« Il faut instituer un nombre minimal de soignants par patient hospitalisé et s’en donner les moyens financiers »
Le droit à la santé est un droit fondamental inscrit dans la Constitution. L’accès en temps utile à des soins de santé d’une qualité suffisante et d’un coût abordable doit être garanti pour la population. Or, la dégradation actuelle du système hospitalier est telle qu’elle atteint cette promesse républicaine d’égalité et de fraternité.
Entre le 15 janvier 2023 et le 15 janvier 2024, le Collectif inter-hôpitaux a recensé plus de deux mille articles de la presse quotidienne régionale sur les difficultés hospitalières, trois cent cinquante-cinq articles signalaient des fermetures de services hospitaliers, notamment d’urgence, ces fermetures étant toujours liées à des pénuries de personnel.

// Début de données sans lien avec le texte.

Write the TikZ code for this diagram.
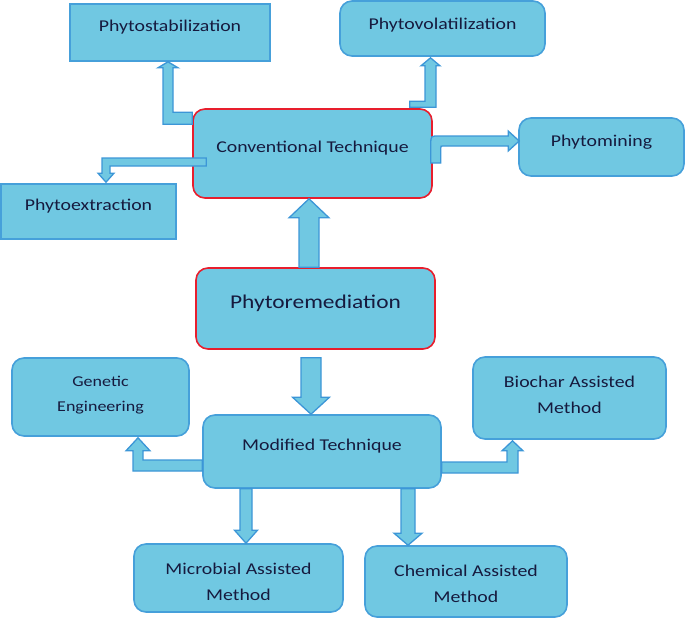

Parmi les carences les plus profondes, la pédopsychiatrie est sinistrée : quand 1,6 million d’enfants présentent un trouble psychique caractérisé et ont des besoins de soins associés, seuls de 750 000 à 800 000 d’entre eux les obtiennent, dans des conditions souvent dégradées.
Ces chiffres brossent le portrait d’une catastrophe sanitaire à l’œuvre dans notre pays : la psychiatrie est laissée à l’abandon, les services des urgences ferment les uns après les autres, ce sont près de la moitié des équipes qui manquent à Grenoble, à Orléans, à Saint-Etienne, etc.
Soigner à moindre coût
Pourquoi cette catastrophe ? Car, depuis vingt ans, l’organisation du travail à l’hôpital a été pensée pour être plus « efficiente », autrement dit pour soigner à moindre coût. Les deux tiers du budget des hôpitaux étant les salaires du personnel, la stratégie a été d’intensifier le travail pour le personnel soignant, selon les injonctions du Comité interministériel de la performance et de la modernisation de l’offre de soins hospitaliers (Copermo) pour l’ouverture de tout nouveau bâtiment ou suivant les « boîtes à outils » produits par l’Agence nationale d’appui à la performance des établissements de santé et médico-sociaux (ANAP).
Concrètement, c’est davantage de malades par médecin, par infirmière, par aide-soignante, une réduction des temps d’échange entre soignants et patients, une vision productiviste du soin avec une chasse aux temps morts.
Ces choix politiques ont eu pour résultat un accroissement du turnover et la fuite du personnel soignant, bien avant l’épidémie due au Covid-19. Aujourd’hui, 30 % des postes de médecin hospitalier ne sont pas pourvus, les infirmières et les aides-soignantes s’en vont écœurées après cinq ans d’exercice à l’hôpital.
Le cercle vicieux est enclenché : en raison de la pénurie de personnel, le travail s’intensifie pour le personnel soignant restant en poste, ce qui génère des départs, et détériore l’attractivité des métiers du soin pour les jeunes diplômés. A la fin, les services ferment.